What the people of Nineveh must have thought when Jonah strolled into the town! After three days and three nights with a fish’s digestive juices working on him, his skin was blanched and bleached, wrinkly and covered with sores. Seaweed twined around him a time or three, and clothes were likely ragged and torn if he had any at all.
Imagine if a prophet in such a condition walked into your town and proceeded to pronounce the judgement of God on you. I would wager you would write off the old boy as some kind of religious crank. Who wouldn’t?
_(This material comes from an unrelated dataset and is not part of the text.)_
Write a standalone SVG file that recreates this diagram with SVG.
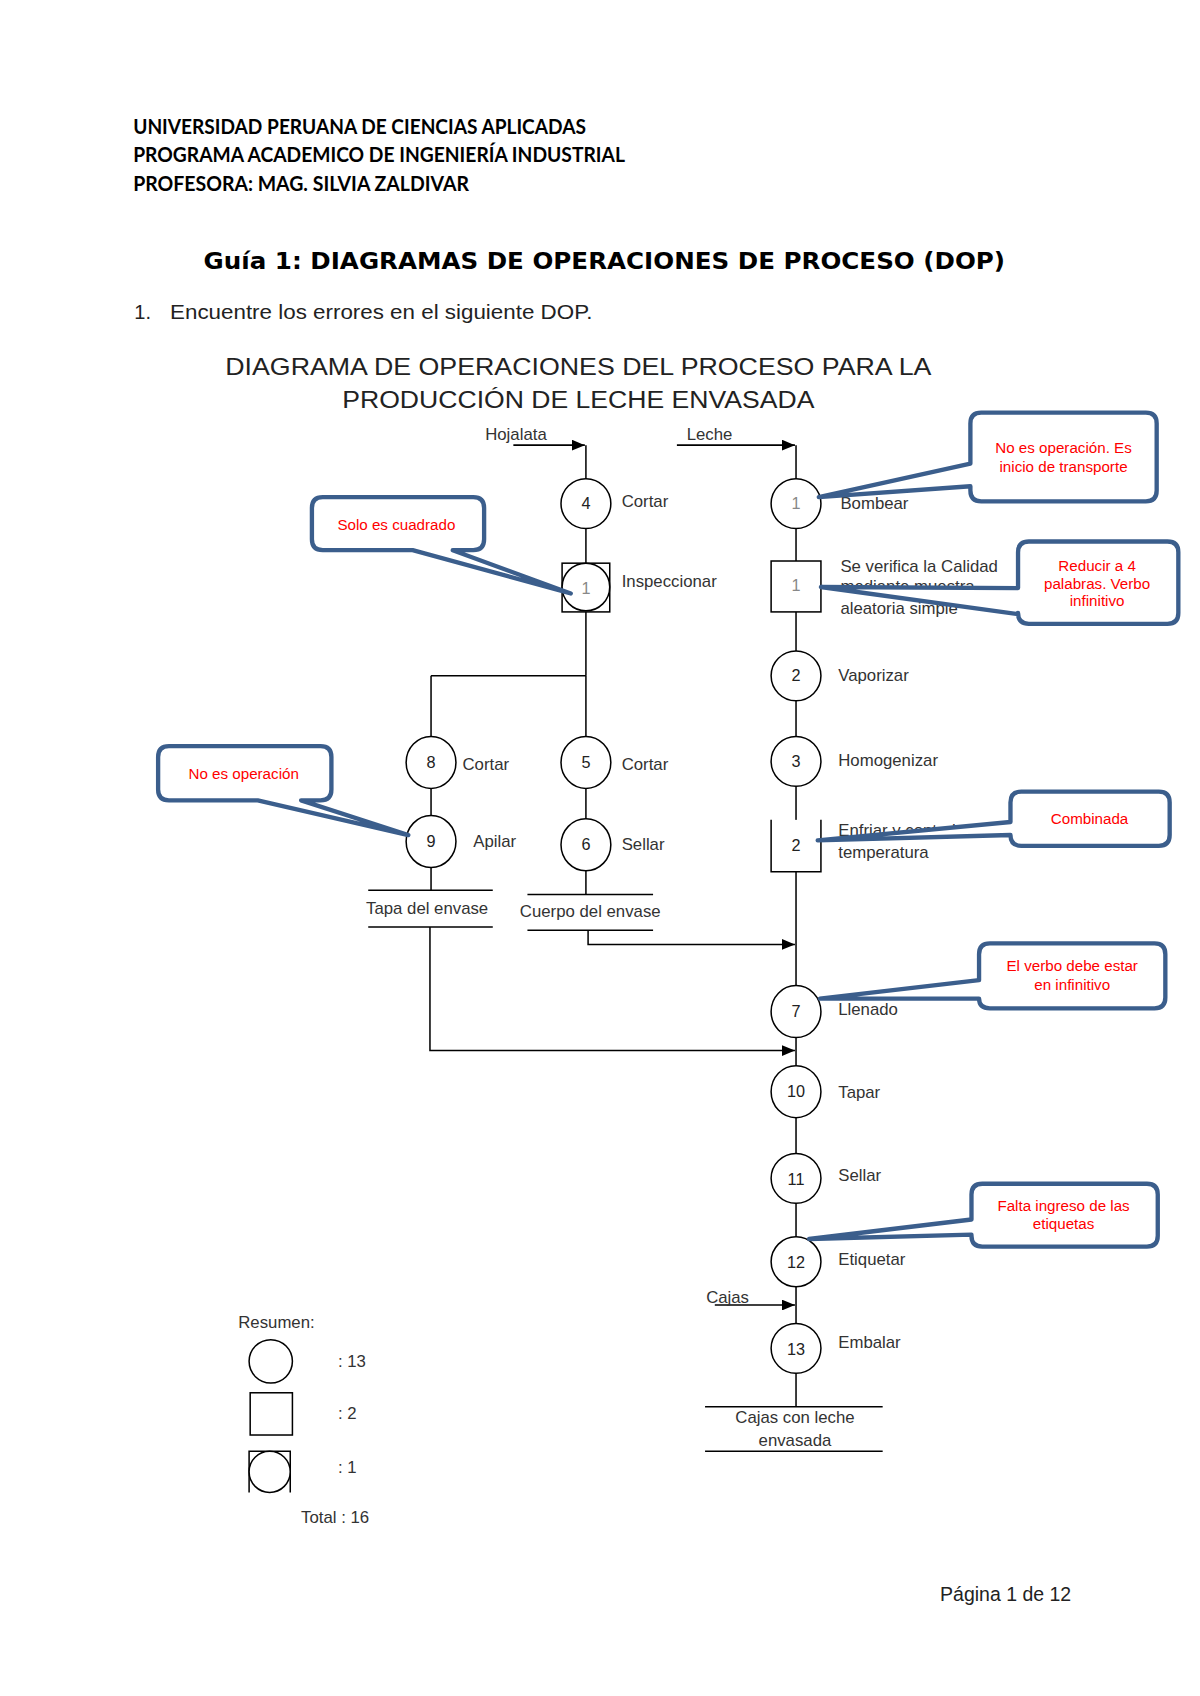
<svg xmlns="http://www.w3.org/2000/svg" width="1200" height="1696" viewBox="0 0 1200 1696">
<defs>
<marker id="arr" markerWidth="12" markerHeight="10" refX="12" refY="5" orient="auto" markerUnits="userSpaceOnUse">
<path d="M0,0 L12,5 L0,10 Z" fill="#000"/>
</marker>
<style>
.hdr{font-family:Lato,"Open Sans",sans-serif;font-weight:bold;font-size:18.5px;fill:#000}
.lbl{font-family:"Liberation Sans",Arial,sans-serif;font-size:15.5px;fill:#333}
.num{font-family:"Liberation Sans",Arial,sans-serif;font-size:15px;fill:#222;text-anchor:middle}
.gnum{font-family:"Liberation Sans",Arial,sans-serif;font-size:15px;fill:#888;text-anchor:middle}
.red{font-family:"Liberation Sans",Arial,sans-serif;font-size:14px;fill:#ff0000;text-anchor:middle}
.sym{fill:#fff;stroke:#000;stroke-width:1.4}
.ln{fill:none;stroke:#000;stroke-width:1.4}
.co{fill:#fff;stroke:#3b5e8c;stroke-width:4;stroke-linejoin:round}
</style>
</defs>
<rect width="1200" height="1696" fill="#fff"/>
<g transform="scale(1.08303)">
<g id="header">
<text class="hdr" x="123" y="124" textLength="418" lengthAdjust="spacingAndGlyphs">UNIVERSIDAD PERUANA DE CIENCIAS APLICADAS</text>
<text class="hdr" x="123" y="150" textLength="454" lengthAdjust="spacingAndGlyphs">PROGRAMA ACADEMICO DE INGENIERÍA INDUSTRIAL</text>
<text class="hdr" x="123" y="176" textLength="310" lengthAdjust="spacingAndGlyphs">PROFESORA: MAG. SILVIA ZALDIVAR</text>
<text x="188" y="248" font-family="'DejaVu Sans',Verdana,sans-serif" font-weight="bold" font-size="21" textLength="740" lengthAdjust="spacingAndGlyphs">Guía 1: DIAGRAMAS DE OPERACIONES DE PROCESO (DOP)</text>
<text x="124" y="295" font-family="'Liberation Sans',Arial,sans-serif" font-size="18.5" fill="#222">1.</text>
<text x="157" y="295" font-family="'Liberation Sans',Arial,sans-serif" font-size="18.5" fill="#222" textLength="390" lengthAdjust="spacingAndGlyphs">Encuentre los errores en el siguiente DOP.</text>
<text x="208" y="346" font-family="'Liberation Sans',Arial,sans-serif" font-size="22.5" fill="#222" textLength="652" lengthAdjust="spacingAndGlyphs">DIAGRAMA DE OPERACIONES DEL PROCESO PARA LA</text>
<text x="316" y="377" font-family="'Liberation Sans',Arial,sans-serif" font-size="22.5" fill="#222" textLength="436" lengthAdjust="spacingAndGlyphs">PRODUCCIÓN DE LECHE ENVASADA</text>
</g>

<g id="connectors">
<line class="ln" x1="474" y1="411" x2="540" y2="411" marker-end="url(#arr)"/>
<line class="ln" x1="541" y1="411" x2="541" y2="624"/>
<line class="ln" x1="398" y1="624" x2="541" y2="624"/>
<line class="ln" x1="398" y1="624" x2="398" y2="822"/>
<line class="ln" x1="541" y1="624" x2="541" y2="826"/>
<line class="ln" x1="340" y1="822" x2="455" y2="822"/>
<line class="ln" x1="340" y1="856" x2="455" y2="856"/>
<line class="ln" x1="487" y1="826" x2="603" y2="826"/>
<line class="ln" x1="487" y1="859" x2="603" y2="859"/>
<polyline class="ln" points="397,856 397,970 734,970" marker-end="url(#arr)"/>
<polyline class="ln" points="543,859 543,872 734,872" marker-end="url(#arr)"/>
<line class="ln" x1="625" y1="411" x2="734" y2="411" marker-end="url(#arr)"/>
<line class="ln" x1="735" y1="411" x2="735" y2="1299"/>
<line class="ln" x1="660" y1="1205" x2="734" y2="1205" marker-end="url(#arr)"/>
<line class="ln" x1="651" y1="1299" x2="815" y2="1299"/>
<line class="ln" x1="651" y1="1340" x2="815" y2="1340"/>
</g>

<g id="n-hojalata"><text class="lbl" x="448" y="406">Hojalata</text></g>
<g id="n-leche"><text class="lbl" x="634" y="406">Leche</text></g>

<g id="op4"><circle class="sym" cx="541" cy="465" r="23"/><text class="num" x="541" y="470">4</text><text class="lbl" x="574" y="468">Cortar</text></g>
<g id="comb1"><rect class="sym" x="519" y="520" width="44" height="45"/><circle class="sym" cx="541" cy="542" r="22"/><text class="gnum" x="541" y="548">1</text><text class="lbl" x="574" y="542">Inspeccionar</text></g>
<g id="op8"><ellipse class="sym" cx="398" cy="704" rx="23" ry="24"/><text class="num" x="398" y="709">8</text><text class="lbl" x="427" y="711">Cortar</text></g>
<g id="op9"><ellipse class="sym" cx="398" cy="777" rx="23" ry="24"/><text class="num" x="398" y="782">9</text><text class="lbl" x="437" y="782">Apilar</text></g>
<g id="op5"><ellipse class="sym" cx="541" cy="704" rx="23" ry="24"/><text class="num" x="541" y="709">5</text><text class="lbl" x="574" y="711">Cortar</text></g>
<g id="op6"><ellipse class="sym" cx="541" cy="780" rx="23" ry="24"/><text class="num" x="541" y="785">6</text><text class="lbl" x="574" y="785">Sellar</text></g>
<g id="tapa"><text class="lbl" x="338" y="844" font-size="13.5">Tapa del envase</text></g>
<g id="cuerpo"><text class="lbl" x="480" y="847" font-size="13.5">Cuerpo del envase</text></g>

<g id="op1"><circle class="sym" cx="735" cy="465" r="23"/><text class="gnum" x="735" y="470">1</text><text class="lbl" x="776" y="470">Bombear</text></g>
<g id="ins1"><rect class="sym" x="712" y="518" width="46" height="47"/><text class="gnum" x="735" y="546">1</text><text class="lbl" x="776" y="528">Se verifica la Calidad</text><text class="lbl" x="776" y="547">mediante muestra</text><text class="lbl" x="776" y="567">aleatoria simple</text></g>
<g id="op2"><circle class="sym" cx="735" cy="624" r="23"/><text class="num" x="735" y="629">2</text><text class="lbl" x="774" y="629">Vaporizar</text></g>
<g id="op3"><circle class="sym" cx="735" cy="703" r="23"/><text class="num" x="735" y="708">3</text><text class="lbl" x="774" y="707">Homogenizar</text></g>
<g id="ins2"><rect x="712" y="757" width="46" height="48" fill="#fff"/><path class="ln" d="M712,757 V805 H758 V757"/><text class="num" x="735" y="786">2</text><text class="lbl" x="774" y="772">Enfriar y controlar</text><text class="lbl" x="774" y="792">temperatura</text></g>
<g id="op7"><ellipse class="sym" cx="735" cy="934" rx="23" ry="24"/><text class="num" x="735" y="939">7</text><text class="lbl" x="774" y="937">Llenado</text></g>
<g id="op10"><ellipse class="sym" cx="735" cy="1008" rx="23" ry="24"/><text class="num" x="735" y="1013">10</text><text class="lbl" x="774" y="1014">Tapar</text></g>
<g id="op11"><circle class="sym" cx="735" cy="1088" r="23"/><text class="num" x="735" y="1094">11</text><text class="lbl" x="774" y="1090">Sellar</text></g>
<g id="op12"><circle class="sym" cx="735" cy="1165" r="23"/><text class="num" x="735" y="1171">12</text><text class="lbl" x="774" y="1168">Etiquetar</text></g>
<g id="n-cajas"><text class="lbl" x="652" y="1203">Cajas</text></g>
<g id="op13"><circle class="sym" cx="735" cy="1245" r="23"/><text class="num" x="735" y="1251">13</text><text class="lbl" x="774" y="1245">Embalar</text></g>
<g id="final"><text class="lbl" x="734" y="1314" text-anchor="middle">Cajas con leche</text><text class="lbl" x="734" y="1335" text-anchor="middle">envasada</text></g>

<g id="resumen">
<text class="lbl" x="220" y="1226">Resumen:</text>
<circle class="sym" cx="250" cy="1257" r="20"/>
<text class="lbl" x="312" y="1262" font-size="14">: 13</text>
<rect class="sym" x="231" y="1286" width="39" height="39"/>
<text class="lbl" x="312" y="1310" font-size="14">: 2</text>
<path class="ln" d="M230,1378 V1340 H268 V1378"/>
<circle class="sym" cx="249" cy="1359" r="19" fill="none"/>
<text class="lbl" x="312" y="1360" font-size="14">: 1</text>
<text class="lbl" x="278" y="1406" font-size="14">Total : 16</text>
</g>

<g id="callouts">
<g id="c1"><path class="co" d="M906,381 H1058 Q1068,381 1068,391 V453 Q1068,463 1058,463 H906 Q896,463 896,453 V449 L756,459 L896,428 V391 Q896,381 906,381 Z"/><text class="red" x="982" y="418">No es operación. Es</text><text class="red" x="982" y="436">inicio de transporte</text></g>
<g id="c2"><path class="co" d="M950,500 H1078 Q1088,500 1088,510 V566 Q1088,576 1078,576 H950 Q940,576 940,566 V567 L758,542 L940,543 V510 Q940,500 950,500 Z"/><text class="red" x="1013" y="527">Reducir a 4</text><text class="red" x="1013" y="544">palabras. Verbo</text><text class="red" x="1013" y="560">infinitivo</text></g>
<g id="c3"><path class="co" d="M298,459 H437 Q447,459 447,469 V498 Q447,508 437,508 H418 L527,548 L381,508 H298 Q288,508 288,498 V469 Q288,459 298,459 Z"/><text class="red" x="366" y="489">Solo es cuadrado</text></g>
<g id="c4"><path class="co" d="M156,689 H296 Q306,689 306,699 V729 Q306,739 296,739 H278 L377,771 L238,739 H156 Q146,739 146,729 V699 Q146,689 156,689 Z"/><text class="red" x="225" y="719">No es operación</text></g>
<g id="c5"><path class="co" d="M943,731 H1070 Q1080,731 1080,741 V771 Q1080,781 1070,781 H943 Q933,781 933,771 L755,776 L933,759 V741 Q933,731 943,731 Z"/><text class="red" x="1006" y="761">Combinada</text></g>
<g id="c6"><path class="co" d="M914,871 H1066 Q1076,871 1076,881 V921 Q1076,931 1066,931 H914 Q904,931 904,922 L757,922 L904,905 V881 Q904,871 914,871 Z"/><text class="red" x="990" y="897">El verbo debe estar</text><text class="red" x="990" y="914">en infinitivo</text></g>
<g id="c7"><path class="co" d="M907,1093 H1059 Q1069,1093 1069,1103 V1141 Q1069,1151 1059,1151 H907 Q897,1151 897,1141 V1140 L747,1144 L897,1126 V1103 Q897,1093 907,1093 Z"/><text class="red" x="982" y="1118">Falta ingreso de las</text><text class="red" x="982" y="1135">etiquetas</text></g>
</g>

<g id="footer"><text x="868" y="1478" font-family="'Liberation Sans',Arial,sans-serif" font-size="18" fill="#222">Página 1 de 12</text></g>
</g>
</svg>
Well, the people of Nineveh wouldn’t. They listened to this strange looking prophet and his message because God in his wisdom knows how to reach people. The people of Nineveh worshipped Dagon the fish god, so when a prophet shows up who happens to be transported to these people by means of a very large fish, they are going to listen.
It’s a safe bet that God wouldn’t use a Jonah-like prophet to reach the United States of America. Our cultural context, even if it were a godly one, simply would not take such a person seriously. If God were to send a message to America, he would use our cultural milieu in a way that we could understand. Maybe, given this country’s natural suspicion of religious charlatans, the person would not even be a religious leader in the traditional sense. And maybe, given a healthy wariness many Americans have of strongman-type leadership and hero worship, it wouldn’t be one single voice at all, but many. Maybe the messenger wouldn’t be a prophet, but a very strong-willed prophetess.
The point is this: God used the culture of the day when he sent his prophet to the Ninevites. It should lead us to ponder how God would warn 21st century America.